Treatment of Installments
In its reasoning, the court recognized that each installment payment created a separate obligation, and therefore, the statute of limitations applied independently to each installment. It noted that the failure to pay a single installment does not trigger the statute of limitations for future installments unless the creditor exercises the option to accelerate. The court rejected the notion that Sather's first default should initiate the statute of limitations for all future payments, reinforcing the principle that each installment must be treated distinctly. The case law cited by the court supported the view that a cause of action arises for each installment upon its maturity, and without an acceleration, prior defaults do not affect the statute of limitations on subsequent payments.
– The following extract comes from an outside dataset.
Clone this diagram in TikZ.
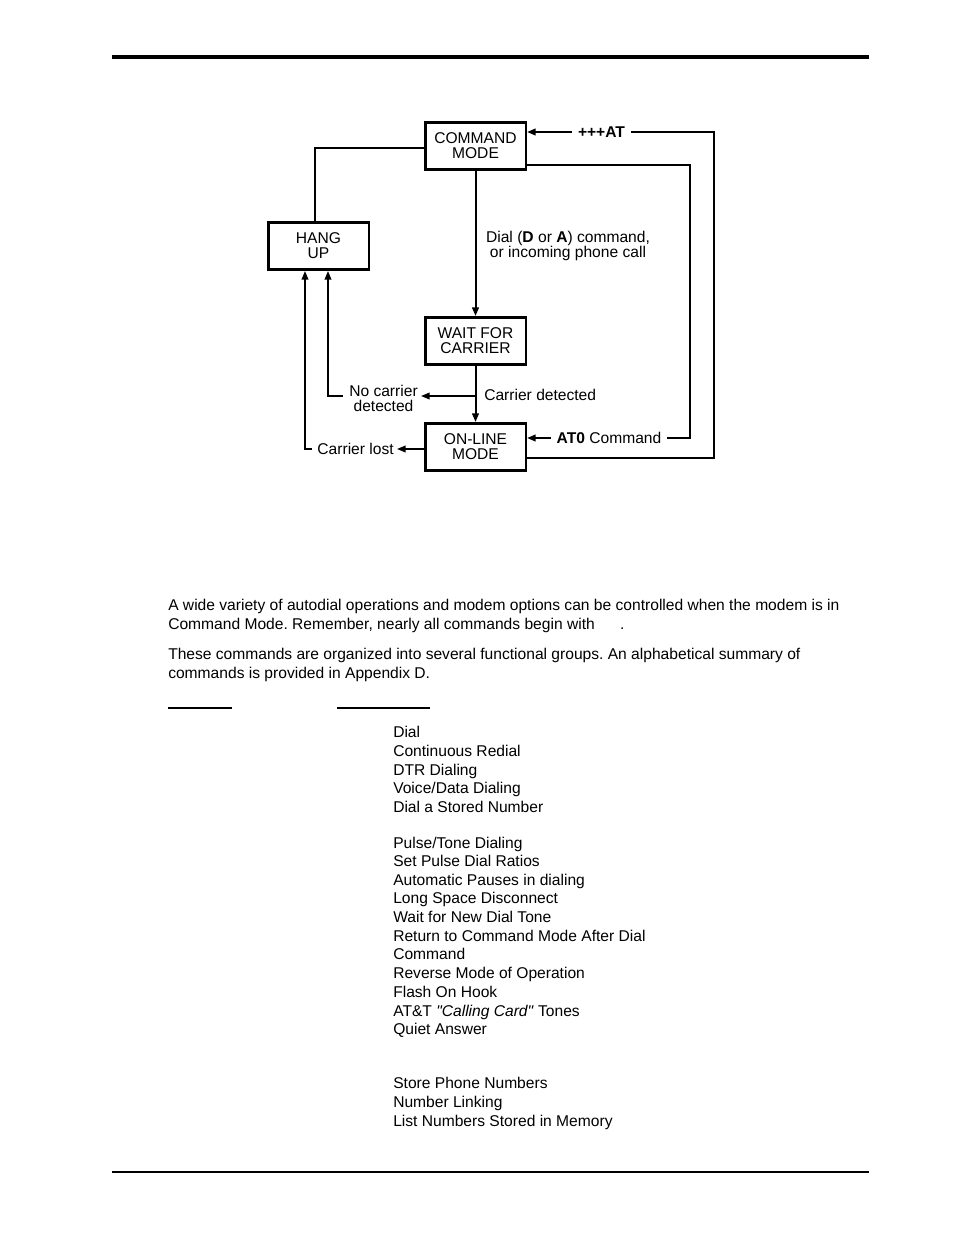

This interpretation ensured that the rights of both the creditor and the debtor were balanced fairly.
Administrative Offsets
The court addressed the issue of administrative offsets, which were payments taken from Sather's federal payments to satisfy his debts to FSA. It highlighted that while the government retains the right to collect debts via administrative offsets, the statute of limitations still applies to the underlying debt. The court examined whether these offsets could be viewed as partial payments that would revive the statute of limitations. However, it concluded that the circumstances surrounding the offsets did not demonstrate an intention by Sather to honor the debt, which is necessary to restart the limitations period. Consequently, the court determined that the offsets did not impact the statute of limitations, maintaining that Sather's debts were only enforceable for installments due after July 12, 1993, plus interest. This ruling underscored the importance of the debtor's intent in determining the legal effects of payments made.